In Photo: Amarjit Singh (from left), advisor to Coinlancer; Shahin Pilli, CEO of World of Professionals Organization Ltd.; Sai Teja, Coinlancer advisor; and Rushabh Shah, CFO of Coinlancer, during the press launch.

Coinlancer, a cryptocurrency expected to benefit freelancers, has launched a 300-million initial coin offering (ICO) seen to raise at least $50 million. The sale will end on November 14, 2017.

According to Coinlancer advisor Sai Teja, freelancers will benefit from the new cryptocurrency given its low transaction rate—only at 3 percent—compared with the usual 10 percent to 20 percent service fee paid by freelancers to centralized hubs such as Upwork. The service fee is the fee deducted from the pay earned by the freelancer from the client once a project is completed.

Coinlancer will operate on a blockchain technology that will allow direct transaction between the freelancer and the client, eliminating the need for a third party. It also means a secure and fast way of transacting.

“We are not going to liquidate it to any bank. Our users will only be using cryptocurrencies,” Teja said during the launching in the Philippines.

Coinlancer will also use escrow, where the client will deposit the fund and will be held until the freelancer has completed the project. The fund will then be disbursed to the freelancer’s digital wallet once the client has approved the finished work.

According to Teja, Coinlancer will set up an office in the Philippines once it gets many Filipino users.

“If we get many users in the Philippines, we will set up an office in Manila too,” according to Teja. Currently, Coinlancer is registered in the British Virgin Islands, and its head office is in Dubai.

The Coinlancer platform will accept more than 20 types of cryptocurrencies, such as Bitcoin, Ethereum, Litecoin, etc.
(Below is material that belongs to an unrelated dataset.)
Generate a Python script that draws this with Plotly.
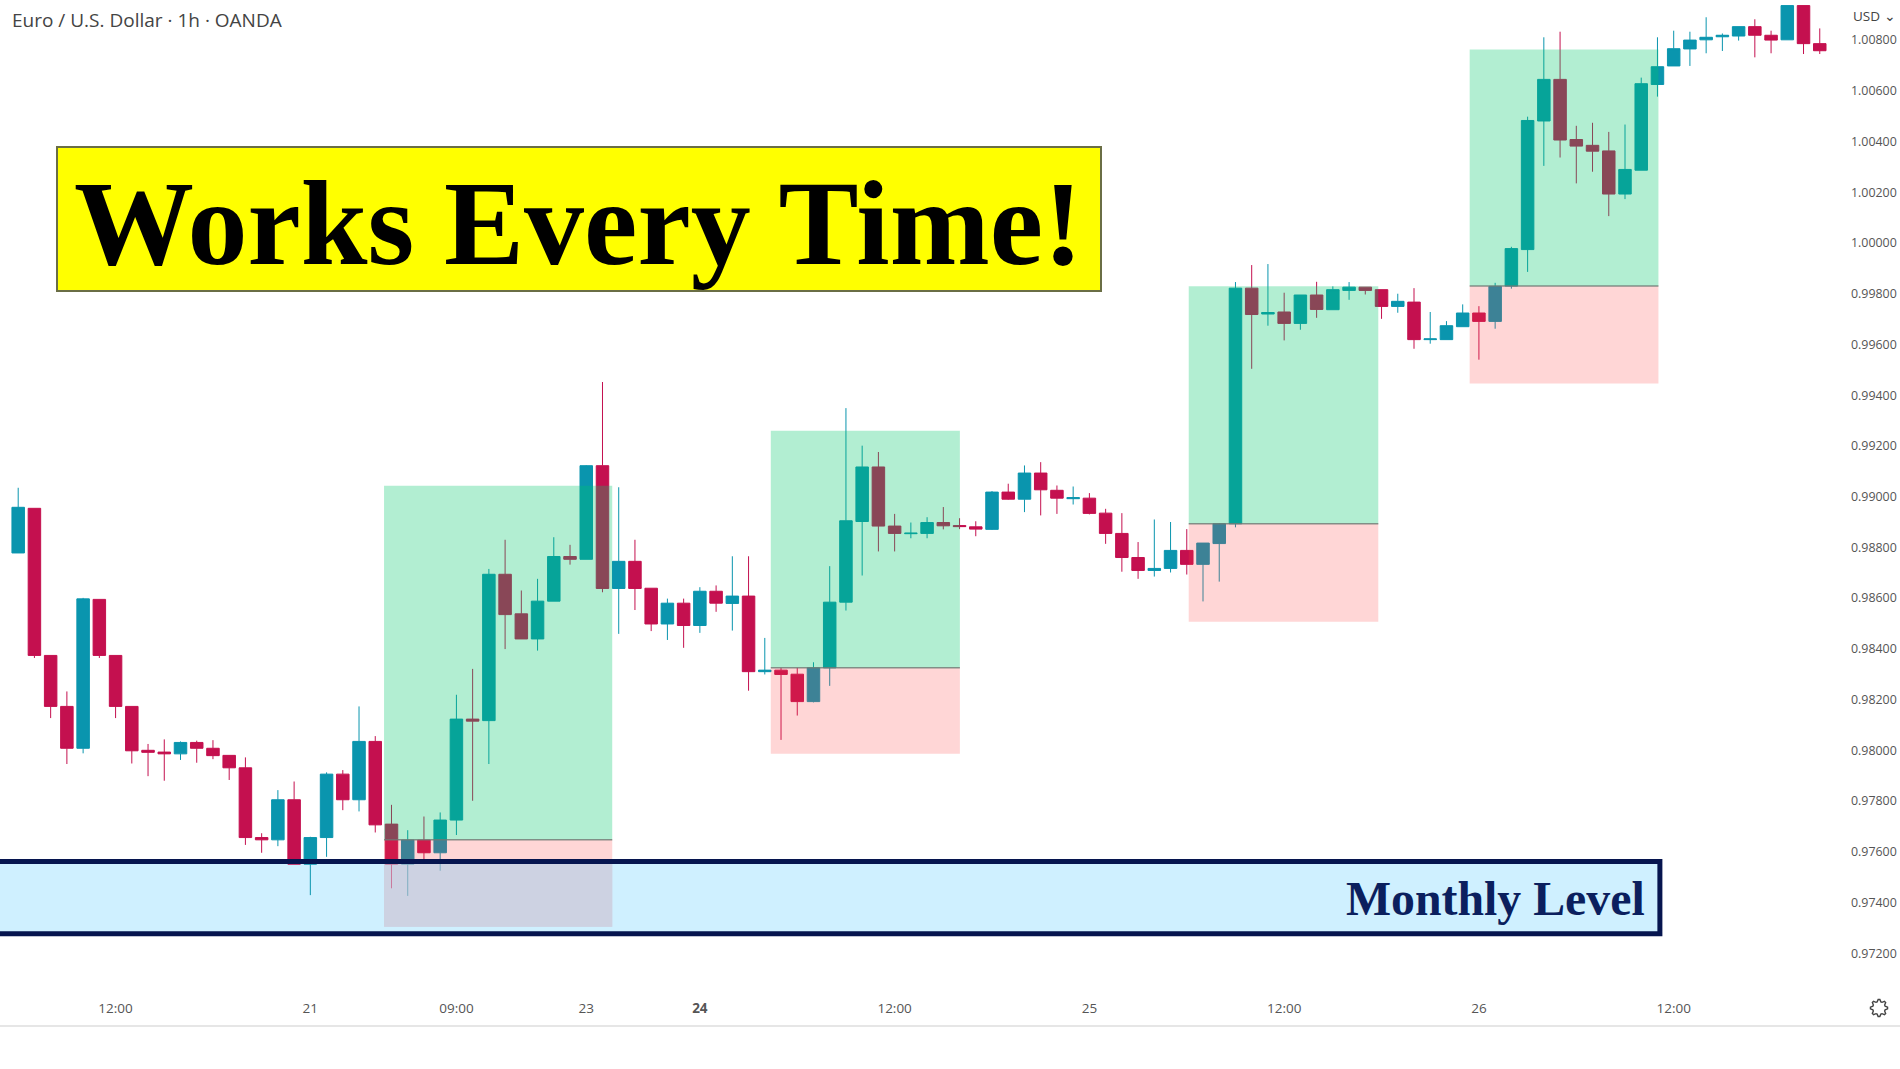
import math
import plotly.graph_objects as go

opens = [.98778,.98954,.98374,.98173,.98008,.98595,.98374,.98173,.98000,.97993,.97986,.98031,.98008,.97980,.97931,.97656,.97647,.97805,.97551,.97656,
.97906,.97805,.98035,.97709,.97551,.97646,.97596,.97725,.98123,.98117,.98694,.98538,.98439,.98588,.98764,.98753,.99122,.98638,.98745,.98639,
.98498,.98580,.98492,.98627,.98579,.98608,.98310,.98316,.98300,.98192,.98325,.98584,.98902,.99117,.98884,.98854,.98855,.98898,.98886,.98881,
.98871,.99018,.98990,.99093,.99025,.98992,.98994,.98935,.98855,.98760,.98709,.98717,.98788,.98733,.98815,.98893,.99822,.99720,.99728,.99683,
.99795,.99737,.99813,.99826,.99816,.99750,.99767,.99619,.99619,.99670,.99724,.99691,.99830,.99974,1.00481,1.00645,1.00408,1.00385,1.00363,1.00193,
1.00287,1.00625,1.00698,1.00765,1.00801,1.00813,1.00816,1.00853,1.00819,1.00801,1.00936,1.00786]
highs = [.99035,.98954,.98374,.98232,.98601,.98595,.98374,.98173,.98025,.98043,.98035,.98038,.98040,.97980,.97972,.97673,.97843,.97877,.97659,.97913,
.97922,.98173,.98056,.97785,.97685,.97739,.97755,.98219,.98321,.98715,.98830,.98630,.98676,.98840,.98810,.99124,.99452,.99037,.98830,.98639,
.98598,.98598,.98643,.98650,.98765,.98765,.98443,.98325,.98325,.98347,.98726,.99349,.99201,.99176,.98932,.98898,.98919,.98959,.98915,.98903,
.99022,.99051,.99123,.99136,.99044,.99040,.99014,.98952,.98935,.98821,.98910,.98900,.98872,.98817,.98896,.99846,.99913,.99917,.99804,.99795,
.99847,.99829,.99846,.99826,.99816,.99800,.99822,.99728,.99692,.99758,.99751,.99843,.99985,1.00498,1.00811,1.00833,1.00462,1.00474,1.00438,1.00467,
1.00652,1.00811,1.00837,1.00833,1.00890,1.00826,1.00853,1.00882,1.00837,1.00936,1.00936,1.00846]
lows = [.98778,.98364,.98127,.97946,.97988,.98364,.98127,.97948,.97898,.97880,.97962,.97951,.97965,.97883,.97627,.97596,.97622,.97551,.97429,.97580,
.97764,.97759,.97676,.97456,.97426,.97571,.97525,.97666,.97801,.97946,.98399,.98439,.98393,.98588,.98732,.98753,.98623,.98459,.98553,.98470,
.98435,.98404,.98463,.98546,.98472,.98235,.98299,.98041,.98137,.98189,.98254,.98551,.98689,.98784,.98784,.98836,.98836,.98871,.98872,.98844,
.98869,.98988,.98939,.98926,.98932,.98969,.98930,.98814,.98704,.98676,.98685,.98701,.98693,.98587,.98665,.98879,.99504,.99674,.99616,.99658,
.99705,.99737,.99776,.99797,.99701,.99725,.99583,.99603,.99619,.99670,.99540,.99662,.99820,.99886,1.00304,1.00337,1.00235,1.00281,1.00106,1.00173,
1.00287,1.00577,1.00698,1.00698,1.00748,1.00757,1.00798,1.00732,1.00748,1.00801,1.00745,1.00745]
closes = [.98958,.98374,.98173,.98008,.98597,.98374,.98173,.97998,.97992,.97986,.98031,.98008,.97979,.97931,.97656,.97647,.97805,.97551,.97656,.97906,
.97805,.98035,.97706,.97551,.97646,.97596,.97725,.98123,.98115,.98694,.98535,.98439,.98588,.98764,.98753,.99122,.98638,.98745,.98638,.98498,
.98580,.98492,.98627,.98580,.98608,.98310,.98316,.98299,.98192,.98325,.98584,.98905,.99117,.98884,.98855,.98856,.98898,.98885,.98882,.98872,
.99018,.98990,.99093,.99027,.98994,.98996,.98934,.98855,.98760,.98709,.98717,.98788,.98733,.98817,.98893,.99822,.99718,.99726,.99683,.99795,
.99738,.99816,.99826,.99813,.99750,.99770,.99619,.99622,.99674,.99724,.99691,.99829,.99978,1.00483,1.00645,1.00406,1.00382,1.00362,1.00193,1.00290,
1.00628,1.00695,1.00766,1.00800,1.00811,1.00819,1.00853,1.00819,1.00800,1.00936,1.00786,1.00758]
bars = list(range(len(opens)))

time_ticks = [6, 18, 27, 35, 42, 54, 66, 78, 90, 102]
time_labels = ["12:00", "21", "09:00", "23", "<b>24</b>", "12:00", "25", "12:00", "26", "12:00"]
price_ticks = [1.008, 1.006, 1.004, 1.002, 1.0, .998, .996, .994, .992, .99, .988, .986, .984, .982, .98, .978, .976, .974, .972]
price_labels = [f"{p:.5f}" for p in price_ticks]

trade_start = [22.54, 46.37, 72.12, 89.43]
trade_end = [36.6, 58.02, 83.8, 101.06]
trade_target = [.99043, .99260, .99829, 1.00763]
trade_entry = [.97647, .98325, .98893, .99830]
trade_stop = [.97304, .97986, .98507, .99446]

level_top = .97562
level_bottom = .97277
level_end = 101.15

UP = "#0A95AE"
DOWN = "#C4104F"
NAVY = "#06154F"
LABEL = "#555555"

fig = go.Figure(go.Candlestick(
    x=bars, open=opens, high=highs, low=lows, close=closes,
    increasing=dict(line=dict(color=UP, width=1), fillcolor=UP),
    decreasing=dict(line=dict(color=DOWN, width=1), fillcolor=DOWN),
    whiskerwidth=0, showlegend=False, hoverinfo="skip",
))

shapes = [dict(type="rect", xref="x", yref="y", x0=-3, x1=level_end, y0=level_bottom, y1=level_top,
               fillcolor="#CFF0FF", line_width=0, layer="below")]
for s, e, t, n, b in zip(trade_start, trade_end, trade_target, trade_entry, trade_stop):
    shapes.append(dict(type="rect", xref="x", yref="y", x0=s, x1=e, y0=n, y1=t,
                       fillcolor="rgba(0,200,105,0.3)", line_width=0, layer="above"))
    shapes.append(dict(type="rect", xref="x", yref="y", x0=s, x1=e, y0=b, y1=n,
                       fillcolor="rgba(255,60,60,0.21)", line_width=0, layer="above"))
    shapes.append(dict(type="line", xref="x", yref="y", x0=s, x1=e, y0=n, y1=n,
                       line=dict(color="rgba(110,120,115,0.8)", width=1.5), layer="above"))
# where the first stop zone sits over the level, the blend is a cooler grey
shapes.append(dict(type="rect", xref="x", yref="y", x0=trade_start[0], x1=trade_end[0],
                   y0=trade_stop[0], y1=level_top, fillcolor="rgba(193,218,238,0.5)", line_width=0, layer="above"))
shapes.append(dict(type="rect", xref="x", yref="y", x0=-3, x1=level_end, y0=level_bottom, y1=level_top,
                   fillcolor="rgba(0,0,0,0)", line=dict(color=NAVY, width=5), layer="above"))
# headline panel
shapes.append(dict(type="rect", xref="paper", yref="paper",
                   x0=57/1848, x1=1101/1848, y0=1-291/990, y1=1-147/990,
                   fillcolor="#FFFF00", line=dict(color="#6A6E45", width=2), layer="above"))
# time-axis divider
shapes.append(dict(type="line", xref="paper", yref="paper", x0=0, x1=1900/1848,
                   y0=1-1026/990, y1=1-1026/990, line=dict(color="#E6E6E6", width=2), layer="above"))
# settings gear
gear = []
for k in range(32):
    a = 2 * math.pi * k / 32
    r = 8.6 if k % 4 in (0, 1) else 6.4
    gear.append(f"{'M' if k == 0 else 'L'}{r*math.cos(a - 0.1):.2f},{r*math.sin(a - 0.1):.2f}")
shapes.append(dict(type="path", path=" ".join(gear) + " Z", xref="paper", yref="paper",
                   xsizemode="pixel", ysizemode="pixel", xanchor=1879/1848, yanchor=1-1008/990,
                   fillcolor="white", line=dict(color="#444444", width=1.4), layer="above"))

annotations = [
    dict(text="<b>Works Every Time!</b>", xref="paper", yref="paper", x=578/1848, y=1-223/990,
         xanchor="center", yanchor="middle", showarrow=False,
         font=dict(family="Liberation Serif", size=120, color="#000000")),
    dict(text="<b>Monthly Level</b>", xref="paper", yref="paper", x=1646.5/1848, y=1-898/990,
         xanchor="right", yanchor="middle", showarrow=False,
         font=dict(family="Liberation Serif", size=47.8, color="#0B1F5E")),
    dict(text="Euro / U.S. Dollar · 1h · OANDA", xref="paper", yref="paper", x=10/1848, y=1-20/990,
         xanchor="left", yanchor="middle", showarrow=False,
         font=dict(family="Open Sans", size=19, color="#444444")),
    dict(text="USD ⌄", xref="paper", yref="paper", x=1851/1848, y=1-16/990,
         xanchor="left", yanchor="middle", showarrow=False,
         font=dict(family="Open Sans", size=13.5, color="#444444")),
]

fig.update_layout(
    width=1900, height=1069, autosize=False,
    margin=dict(l=0, r=52, t=0, b=79),
    paper_bgcolor="white", plot_bgcolor="white",
    boxgap=0.23, boxgroupgap=0, shapes=shapes, annotations=annotations, showlegend=False,
    xaxis=dict(range=[-1.121, 112.74], rangeslider=dict(visible=False), showgrid=False, zeroline=False,
               showline=False, ticks="", tickmode="array", tickvals=time_ticks, ticktext=time_labels,
               ticklabelstandoff=8,
               tickfont=dict(family="Open Sans", size=13.5, color=LABEL), automargin=False),
    yaxis=dict(side="right", range=[0.97055, 1.00958], showgrid=False, zeroline=False, showline=False,
               ticks="", tickmode="array", tickvals=price_ticks, ticktext=price_labels,
               ticklabelstandoff=2,
               tickfont=dict(family="Open Sans", size=12.4, color=LABEL), automargin=False),
)
fig.write_html("out.html", config=dict(displayModeBar=False),
               post_script="document.body.style.margin='0';document.body.style.overflow='hidden';")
Coinlancer advisor Amarjit Singh emphasized that, unlike fiat currency, which can be regulated by the central bank of the country, a cryptocurrency is not, therefore, cannot be devalued.
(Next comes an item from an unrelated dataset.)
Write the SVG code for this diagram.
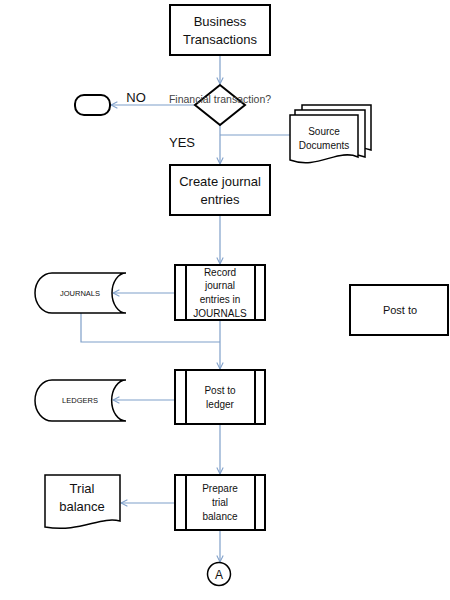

“[Fiat] currencies can be manipulated by the central bank. They can be devalued. When it comes to cryptocurrency, you cannot do that,” Singh said.
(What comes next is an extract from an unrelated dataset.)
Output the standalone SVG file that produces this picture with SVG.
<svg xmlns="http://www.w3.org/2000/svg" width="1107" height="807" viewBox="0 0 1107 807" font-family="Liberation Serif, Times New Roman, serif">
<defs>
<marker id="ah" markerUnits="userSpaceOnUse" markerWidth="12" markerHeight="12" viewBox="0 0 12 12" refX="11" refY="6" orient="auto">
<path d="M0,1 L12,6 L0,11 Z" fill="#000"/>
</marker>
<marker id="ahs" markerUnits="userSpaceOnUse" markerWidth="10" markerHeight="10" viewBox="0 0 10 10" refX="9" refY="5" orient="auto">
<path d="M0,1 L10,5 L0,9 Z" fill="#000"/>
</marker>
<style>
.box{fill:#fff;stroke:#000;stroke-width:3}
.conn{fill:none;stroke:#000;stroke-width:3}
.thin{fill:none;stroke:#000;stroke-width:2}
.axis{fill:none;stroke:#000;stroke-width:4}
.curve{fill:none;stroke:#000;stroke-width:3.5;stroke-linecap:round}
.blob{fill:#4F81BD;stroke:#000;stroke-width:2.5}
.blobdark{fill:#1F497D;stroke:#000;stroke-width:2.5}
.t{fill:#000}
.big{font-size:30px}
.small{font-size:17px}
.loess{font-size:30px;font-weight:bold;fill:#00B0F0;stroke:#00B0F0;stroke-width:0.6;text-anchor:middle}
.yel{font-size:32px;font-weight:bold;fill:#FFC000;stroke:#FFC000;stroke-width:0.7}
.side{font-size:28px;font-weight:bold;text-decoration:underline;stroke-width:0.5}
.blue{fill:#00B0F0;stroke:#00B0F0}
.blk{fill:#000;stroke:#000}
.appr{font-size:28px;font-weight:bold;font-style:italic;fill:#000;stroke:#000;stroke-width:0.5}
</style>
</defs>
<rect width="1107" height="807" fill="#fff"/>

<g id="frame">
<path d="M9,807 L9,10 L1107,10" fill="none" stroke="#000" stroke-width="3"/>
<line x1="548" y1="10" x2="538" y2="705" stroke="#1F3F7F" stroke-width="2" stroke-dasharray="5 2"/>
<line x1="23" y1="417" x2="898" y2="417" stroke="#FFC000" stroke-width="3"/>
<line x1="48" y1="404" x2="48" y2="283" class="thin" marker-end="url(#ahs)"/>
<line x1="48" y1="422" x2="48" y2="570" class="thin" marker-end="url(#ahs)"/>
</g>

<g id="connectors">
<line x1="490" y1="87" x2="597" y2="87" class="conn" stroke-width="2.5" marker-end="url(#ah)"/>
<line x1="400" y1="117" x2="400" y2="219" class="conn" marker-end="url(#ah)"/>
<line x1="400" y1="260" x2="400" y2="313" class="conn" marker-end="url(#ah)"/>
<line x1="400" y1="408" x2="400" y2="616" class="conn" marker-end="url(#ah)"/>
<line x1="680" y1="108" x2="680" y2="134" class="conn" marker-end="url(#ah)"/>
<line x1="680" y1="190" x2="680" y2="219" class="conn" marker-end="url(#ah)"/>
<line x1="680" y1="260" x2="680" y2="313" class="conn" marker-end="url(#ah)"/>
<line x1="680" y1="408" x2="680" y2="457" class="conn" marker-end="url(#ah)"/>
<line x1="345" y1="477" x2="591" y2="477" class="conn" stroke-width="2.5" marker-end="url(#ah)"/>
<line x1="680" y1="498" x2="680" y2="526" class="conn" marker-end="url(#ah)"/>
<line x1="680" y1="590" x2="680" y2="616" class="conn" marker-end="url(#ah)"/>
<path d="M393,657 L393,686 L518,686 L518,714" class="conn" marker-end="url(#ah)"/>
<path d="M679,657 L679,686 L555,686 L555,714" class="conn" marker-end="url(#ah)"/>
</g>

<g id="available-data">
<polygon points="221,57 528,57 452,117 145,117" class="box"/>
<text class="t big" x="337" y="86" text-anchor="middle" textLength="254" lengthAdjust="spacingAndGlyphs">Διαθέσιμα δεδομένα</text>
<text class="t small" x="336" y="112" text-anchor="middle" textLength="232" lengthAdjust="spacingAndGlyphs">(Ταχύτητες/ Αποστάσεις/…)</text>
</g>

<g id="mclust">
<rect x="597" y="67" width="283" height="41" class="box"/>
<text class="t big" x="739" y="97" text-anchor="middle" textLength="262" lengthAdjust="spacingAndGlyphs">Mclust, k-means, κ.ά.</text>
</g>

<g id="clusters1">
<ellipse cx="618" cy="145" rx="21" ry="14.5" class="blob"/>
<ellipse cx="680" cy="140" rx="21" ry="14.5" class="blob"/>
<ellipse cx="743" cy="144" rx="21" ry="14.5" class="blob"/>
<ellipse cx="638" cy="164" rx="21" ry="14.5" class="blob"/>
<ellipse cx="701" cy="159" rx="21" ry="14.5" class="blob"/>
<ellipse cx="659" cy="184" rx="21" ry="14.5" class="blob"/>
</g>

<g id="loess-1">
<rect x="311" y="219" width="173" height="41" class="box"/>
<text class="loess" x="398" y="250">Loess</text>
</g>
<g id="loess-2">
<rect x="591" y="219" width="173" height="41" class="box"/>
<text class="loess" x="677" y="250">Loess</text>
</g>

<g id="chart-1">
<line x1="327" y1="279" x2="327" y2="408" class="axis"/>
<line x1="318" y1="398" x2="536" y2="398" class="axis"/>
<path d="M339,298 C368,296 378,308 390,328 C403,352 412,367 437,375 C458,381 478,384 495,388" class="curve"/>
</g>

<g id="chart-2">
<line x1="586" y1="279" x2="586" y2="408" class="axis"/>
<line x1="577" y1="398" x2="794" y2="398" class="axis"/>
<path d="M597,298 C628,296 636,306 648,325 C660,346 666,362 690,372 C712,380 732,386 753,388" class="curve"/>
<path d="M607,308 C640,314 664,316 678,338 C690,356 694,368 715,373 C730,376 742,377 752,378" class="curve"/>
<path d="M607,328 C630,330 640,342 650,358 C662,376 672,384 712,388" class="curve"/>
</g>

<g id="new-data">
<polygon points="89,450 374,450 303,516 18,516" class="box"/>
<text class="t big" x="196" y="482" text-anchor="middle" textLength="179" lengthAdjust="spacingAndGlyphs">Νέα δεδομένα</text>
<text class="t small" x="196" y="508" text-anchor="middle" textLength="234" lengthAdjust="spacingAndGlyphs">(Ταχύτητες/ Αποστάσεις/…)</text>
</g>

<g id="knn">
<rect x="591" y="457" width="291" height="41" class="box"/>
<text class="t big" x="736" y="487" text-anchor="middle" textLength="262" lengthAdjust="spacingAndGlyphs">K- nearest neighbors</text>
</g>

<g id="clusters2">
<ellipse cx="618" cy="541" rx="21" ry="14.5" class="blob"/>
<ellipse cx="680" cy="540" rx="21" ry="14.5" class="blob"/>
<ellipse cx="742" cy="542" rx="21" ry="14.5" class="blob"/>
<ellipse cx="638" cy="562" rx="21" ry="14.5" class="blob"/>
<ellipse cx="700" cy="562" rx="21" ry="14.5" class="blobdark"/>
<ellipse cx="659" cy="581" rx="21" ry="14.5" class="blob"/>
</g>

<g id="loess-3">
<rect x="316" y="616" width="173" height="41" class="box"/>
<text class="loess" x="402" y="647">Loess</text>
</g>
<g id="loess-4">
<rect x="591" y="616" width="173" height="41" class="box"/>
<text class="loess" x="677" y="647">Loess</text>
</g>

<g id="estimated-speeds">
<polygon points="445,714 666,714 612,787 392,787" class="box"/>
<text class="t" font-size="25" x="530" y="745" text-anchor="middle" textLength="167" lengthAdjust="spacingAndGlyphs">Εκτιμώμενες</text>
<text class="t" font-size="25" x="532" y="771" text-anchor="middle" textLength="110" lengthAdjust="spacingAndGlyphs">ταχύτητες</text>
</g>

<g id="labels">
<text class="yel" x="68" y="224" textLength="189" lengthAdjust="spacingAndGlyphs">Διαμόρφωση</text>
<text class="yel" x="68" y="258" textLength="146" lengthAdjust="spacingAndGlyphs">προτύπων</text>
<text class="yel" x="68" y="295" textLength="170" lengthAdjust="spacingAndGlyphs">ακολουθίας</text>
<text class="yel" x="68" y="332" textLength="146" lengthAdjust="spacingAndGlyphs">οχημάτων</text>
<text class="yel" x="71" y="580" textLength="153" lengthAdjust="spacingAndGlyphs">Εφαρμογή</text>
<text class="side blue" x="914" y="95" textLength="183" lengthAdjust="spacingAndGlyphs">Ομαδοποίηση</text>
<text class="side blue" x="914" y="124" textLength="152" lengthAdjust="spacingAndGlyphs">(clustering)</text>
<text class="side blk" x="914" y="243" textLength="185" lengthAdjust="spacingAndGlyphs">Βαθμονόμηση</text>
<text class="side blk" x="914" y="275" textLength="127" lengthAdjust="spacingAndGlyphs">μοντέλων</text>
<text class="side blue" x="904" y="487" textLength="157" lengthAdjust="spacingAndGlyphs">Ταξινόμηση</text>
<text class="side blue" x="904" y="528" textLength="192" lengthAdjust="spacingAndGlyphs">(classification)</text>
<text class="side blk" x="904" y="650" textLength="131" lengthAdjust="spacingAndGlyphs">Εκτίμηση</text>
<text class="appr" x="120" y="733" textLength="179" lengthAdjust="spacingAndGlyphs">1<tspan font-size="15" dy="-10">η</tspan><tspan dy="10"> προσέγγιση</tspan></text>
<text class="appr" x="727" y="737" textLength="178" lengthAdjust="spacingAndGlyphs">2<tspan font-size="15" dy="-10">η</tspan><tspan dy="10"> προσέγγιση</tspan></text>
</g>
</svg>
Prior to the Philippine launching, Coinlancer was welcomed in Malaysia.

“The stand for Malaysia is they want to see what is the adoption rate, how many users like it,” Singh said.

Singh added  Coinlancer puts a 300-million cap for its ICO to put value in each token.

“That is how you create value, when you have something in limitation… anything that is scarce creates good value in the long term,” Singh said.